En 2021, ces thématique prioritaires étaient les suivantes : la cybersécurité des sites web, la sécurité des données de santé et enfin l’utilisation des cookies.
Ce 15 février, la CNIL a annoncé les thématiques prioritaires portant sur l’année 2022, alignées avec les principales préoccupations actuelles des autorités :
- La prospection commerciale.
- Les outils de surveillance dans le cadre du télétravail.
- L’utilisation de l’informatique en nuage (cloud).
La première thématique se place dans la lignée directe de la publication par la CNIL de son nouveau référentiel “gestion commerciale”, qui vise à fournir un cadre plus précis aux acteurs qui traitent des données à caractère personnel “pour leur activité commerciale”, ce qui inclut notamment les traitements “à des fins de prospection”. De manière assez cohérente, la CNIL placera donc une attention toute particulière aux contrôles portant sur la conformité des acteurs commerciaux par rapport à ce nouveau référentiel dans le cadre de leur prospection, sujet qui préoccupe un nombre important de citoyens français.
La seconde thématique n’est pas non plus surprenante dans un monde où la Covid-19 a contribué à l’intégration rapide du télétravail dans les mœurs professionnelles de nos sociétés. L’implémentation assez neuve du télétravail à grande échelle en France entraîne bien entendu avec elle des risques importants en termes de protection des données, notamment lorsqu’il s’agit de la surveillance des salariés ou des travailleurs.
Les enjeux entourant la définition de la troisième thématique sont quant à eux considérables.

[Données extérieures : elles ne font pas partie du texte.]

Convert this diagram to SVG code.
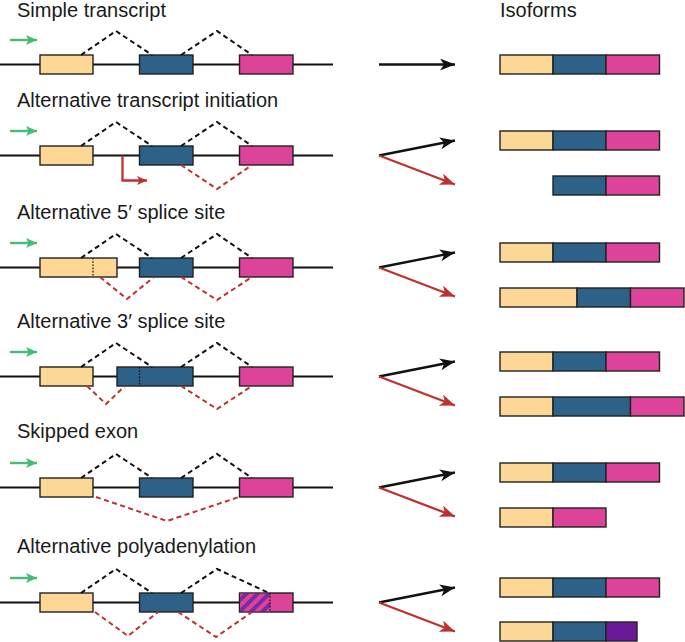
<svg xmlns="http://www.w3.org/2000/svg" width="685" height="642" viewBox="0 0 685 642">
<style>
text{font-family:"Liberation Sans",Arial,sans-serif;font-size:20px;fill:#1a1a1a}
.gene{stroke:#111;stroke-width:2;fill:none}
.ex{stroke:#222;stroke-width:1.4}
.y{fill:#fdd795}.b{fill:#2e6187}.p{fill:#dd4499}.v{fill:#6a1a96}
.dot{stroke:#111;stroke-width:1.2;stroke-dasharray:1.6 1.6;fill:none}
.sb{stroke:#111;stroke-width:2;stroke-dasharray:5 3.5;fill:none}
.sr{stroke:#c0302e;stroke-width:2;stroke-dasharray:5 3.5;fill:none}
.ab{stroke:#111;stroke-width:2.3;fill:none}
.ar{stroke:#c0302e;stroke-width:2.3;fill:none}
.ag{stroke:#45bd76;stroke-width:2.4;fill:none}
</style>
<defs>
<marker id="hb" markerUnits="userSpaceOnUse" markerWidth="18" markerHeight="14" refX="15" refY="6" orient="auto" viewBox="0 0 18 14"><path d="M0,0 L15,6 L0,12 L4,6 z" fill="#111"/></marker>
<marker id="hr" markerUnits="userSpaceOnUse" markerWidth="18" markerHeight="14" refX="15" refY="6" orient="auto" viewBox="0 0 18 14"><path d="M0,0 L15,6 L0,12 L4,6 z" fill="#c0302e"/></marker>
<marker id="hrs" markerUnits="userSpaceOnUse" markerWidth="12" markerHeight="10" refX="10" refY="4.5" orient="auto" viewBox="0 0 12 10"><path d="M0,0 L10,4.5 L0,9 L2.5,4.5 z" fill="#c0302e"/></marker>
<marker id="hg" markerUnits="userSpaceOnUse" markerWidth="13" markerHeight="11" refX="11" refY="5" orient="auto" viewBox="0 0 13 11"><path d="M0,0 L11,5 L0,10 L2.5,5 z" fill="#45bd76"/></marker>
<pattern id="hatch" patternUnits="userSpaceOnUse" width="8" height="8" patternTransform="rotate(45)"><rect width="8" height="8" fill="#dd4499"/><rect width="4" height="8" fill="#7b2aa6"/></pattern>
</defs>

<g id="labels">
<text x="17" y="17">Simple transcript</text>
<text x="500" y="17">Isoforms</text>
<text x="17" y="107">Alternative transcript initiation</text>
<text x="17" y="219">Alternative 5′ splice site</text>
<text x="17" y="328">Alternative 3′ splice site</text>
<text x="17" y="438">Skipped exon</text>
<text x="17" y="553">Alternative polyadenylation</text>
</g>

<g id="gene-simple">
<line class="gene" x1="0" y1="64.5" x2="333" y2="64.5"/>
<line class="ag" x1="10" y1="40" x2="37" y2="40" marker-end="url(#hg)"/>
<rect class="ex y" x="40" y="55" width="53" height="19"/>
<rect class="ex b" x="139.5" y="55" width="53.5" height="19"/>
<rect class="ex p" x="239.5" y="55" width="53.5" height="19"/>
</g>

<g id="gene-initiation">
<line class="gene" x1="0" y1="155.5" x2="333" y2="155.5"/>
<line class="ag" x1="10" y1="131" x2="37" y2="131" marker-end="url(#hg)"/>
<rect class="ex y" x="40" y="146" width="53" height="19"/>
<rect class="ex b" x="139.5" y="146" width="53.5" height="19"/>
<rect class="ex p" x="239.5" y="146" width="53.5" height="19"/>
<path class="ar" d="M122.5,155.5 V180.5 H147" marker-end="url(#hrs)"/>
</g>

<g id="gene-5prime">
<line class="gene" x1="0" y1="267.5" x2="333" y2="267.5"/>
<line class="ag" x1="10" y1="243" x2="37" y2="243" marker-end="url(#hg)"/>
<rect class="ex y" x="40" y="258" width="77" height="19"/>
<line class="dot" x1="93" y1="258" x2="93" y2="277"/>
<rect class="ex b" x="139.5" y="258" width="53.5" height="19"/>
<rect class="ex p" x="239.5" y="258" width="53.5" height="19"/>
</g>

<g id="gene-3prime">
<line class="gene" x1="0" y1="376.5" x2="333" y2="376.5"/>
<line class="ag" x1="10" y1="352" x2="37" y2="352" marker-end="url(#hg)"/>
<rect class="ex y" x="40" y="367" width="53" height="19"/>
<rect class="ex b" x="117" y="367" width="76" height="19"/>
<line class="dot" x1="139.5" y1="367" x2="139.5" y2="386"/>
<rect class="ex p" x="239.5" y="367" width="53.5" height="19"/>
</g>

<g id="gene-skipped">
<line class="gene" x1="0" y1="487.5" x2="333" y2="487.5"/>
<line class="ag" x1="10" y1="463" x2="37" y2="463" marker-end="url(#hg)"/>
<rect class="ex y" x="40" y="478" width="53" height="19"/>
<rect class="ex b" x="139.5" y="478" width="53.5" height="19"/>
<rect class="ex p" x="239.5" y="478" width="53.5" height="19"/>
</g>

<g id="gene-polya">
<line class="gene" x1="0" y1="602.5" x2="333" y2="602.5"/>
<line class="ag" x1="10" y1="578" x2="37" y2="578" marker-end="url(#hg)"/>
<rect class="ex y" x="40" y="593" width="53" height="19"/>
<rect class="ex b" x="139.5" y="593" width="53.5" height="19"/>
<rect class="ex p" x="239.5" y="593" width="53.5" height="19"/>
<rect x="240.2" y="593.7" width="29.8" height="17.6" fill="url(#hatch)"/>
<line class="dot" x1="270" y1="593" x2="270" y2="612"/>
</g>

<g id="isoforms">
<g id="iso-simple">
<rect class="ex y" x="500" y="55" width="53" height="19"/><rect class="ex b" x="553" y="55" width="53" height="19"/><rect class="ex p" x="606" y="55" width="53.5" height="19"/>
</g>
<g id="iso-initiation">
<rect class="ex y" x="500" y="131" width="53" height="19"/><rect class="ex b" x="553" y="131" width="53" height="19"/><rect class="ex p" x="606" y="131" width="53.5" height="19"/>
<rect class="ex b" x="553" y="176" width="53" height="19"/><rect class="ex p" x="606" y="176" width="53.5" height="19"/>
</g>
<g id="iso-5prime">
<rect class="ex y" x="500" y="243" width="53" height="19"/><rect class="ex b" x="553" y="243" width="53" height="19"/><rect class="ex p" x="606" y="243" width="53.5" height="19"/>
<rect class="ex y" x="500" y="288" width="77" height="19"/><rect class="ex b" x="577" y="288" width="53.5" height="19"/><rect class="ex p" x="630.5" y="288" width="53.5" height="19"/>
</g>
<g id="iso-3prime">
<rect class="ex y" x="500" y="352" width="53" height="19"/><rect class="ex b" x="553" y="352" width="53" height="19"/><rect class="ex p" x="606" y="352" width="53.5" height="19"/>
<rect class="ex y" x="500" y="397" width="53" height="19"/><rect class="ex b" x="553" y="397" width="77.5" height="19"/><rect class="ex p" x="630.5" y="397" width="53.5" height="19"/>
</g>
<g id="iso-skipped">
<rect class="ex y" x="500" y="463" width="53" height="19"/><rect class="ex b" x="553" y="463" width="53" height="19"/><rect class="ex p" x="606" y="463" width="53.5" height="19"/>
<rect class="ex y" x="500" y="508" width="53" height="19"/><rect class="ex p" x="553" y="508" width="53" height="19"/>
</g>
<g id="iso-polya">
<rect class="ex y" x="500" y="578" width="53" height="19"/><rect class="ex b" x="553" y="578" width="53" height="19"/><rect class="ex p" x="606" y="578" width="53.5" height="19"/>
<rect class="ex y" x="500" y="622" width="53" height="19"/><rect class="ex b" x="553" y="622" width="53" height="19"/><rect class="ex v" x="606" y="622" width="31" height="19"/>
</g>
</g>

<g id="connectors">
<polyline class="sb" points="81,55 116,31 152,55"/>
<polyline class="sb" points="181,55 217,31 252,55"/>

<polyline class="sb" points="81,146 116,122 152,146"/>
<polyline class="sb" points="181,146 217,122 252,146"/>
<polyline class="sr" points="181,165 217,189 252,165"/>

<polyline class="sb" points="81,258 116,234 152,258"/>
<polyline class="sb" points="181,258 217,234 252,258"/>
<polyline class="sr" points="100,277 127,299 154,277"/>
<polyline class="sr" points="181,277 217,300 252,277"/>

<polyline class="sb" points="81,367 116,343 152,367"/>
<polyline class="sb" points="181,367 217,343 252,367"/>
<polyline class="sr" points="87,386 106,404 125,386"/>
<polyline class="sr" points="181,386 217,409 252,386"/>

<polyline class="sb" points="81,478 116,454 152,478"/>
<polyline class="sb" points="181,478 217,454 252,478"/>
<polyline class="sr" points="96,497 167,521 239,497"/>

<polyline class="sb" points="81,593 116,569 152,593"/>
<polyline class="sb" points="181,593 217,569 269,593"/>
<polyline class="sr" points="95,612 128,636 158,612"/>
<polyline class="sr" points="178,612 216,637 252,612"/>

<line class="ab" x1="379" y1="64.5" x2="455" y2="64.5" marker-end="url(#hb)"/>

<line class="ab" x1="379" y1="155.5" x2="455" y2="140.5" marker-end="url(#hb)"/>
<line class="ar" x1="379" y1="155.5" x2="455" y2="184.5" marker-end="url(#hr)"/>

<line class="ab" x1="379" y1="267.5" x2="455" y2="252.5" marker-end="url(#hb)"/>
<line class="ar" x1="379" y1="267.5" x2="455" y2="296.5" marker-end="url(#hr)"/>

<line class="ab" x1="379" y1="376.5" x2="455" y2="361.5" marker-end="url(#hb)"/>
<line class="ar" x1="379" y1="376.5" x2="455" y2="405.5" marker-end="url(#hr)"/>

<line class="ab" x1="379" y1="487.5" x2="455" y2="472.5" marker-end="url(#hb)"/>
<line class="ar" x1="379" y1="487.5" x2="455" y2="516.5" marker-end="url(#hr)"/>

<line class="ab" x1="379" y1="602.5" x2="455" y2="587.5" marker-end="url(#hb)"/>
<line class="ar" x1="379" y1="602.5" x2="455" y2="631.5" marker-end="url(#hr)"/>
</g>
</svg>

La CNIL définit l’utilisation de l’informatique en nuage (cloud) comme l’une de ses priorités. Il faut cependant bien avoir conscience que beaucoup des solutions cloud aujourd’hui sont proposées par des géants du numérique relevant d’une législation étrangère, et tout particulièrement américaine. Rappelons également que, depuis l’arrêt Schrems II, il n’existe plus de décision d’adéquation visant les États-Unis, pays à destination duquel les transferts de données sont par principe interdits, et ne sont autorisés que sous des conditions particulières, que beaucoup d’entreprises ne sont, pour le moment, pas en capacité d’implémenter.
La CNIL limitait jusqu’ici la sévérité des contrôles entourant les transferts au vu du degré d’exigence important que suppose l’arrêt Schrems II pour les entreprises. Il était en effet complexe pour beaucoup d’acteurs d’effectuer une transition depuis l’utilisation de clouds américains vers des solutions européennes alternatives, ou d’imposer des mesures complémentaires de protection des données aux géants du numérique basés aux États-Unis.
Cette nouvelle thématique de la CNIL semble suggérer que cette période d’indulgence touche à sa fin, et que l’autorité prévoit d’opérer des contrôles plus réguliers sur l’utilisation des technologies cloud, et donc inévitablement des transferts que cela suppose. A voir si le paysage juridique actuel entourant les transferts permettra de tels contrôles, sans que le prix à payer, qu’il soit économique ou politique, ne s’avère trop élevé.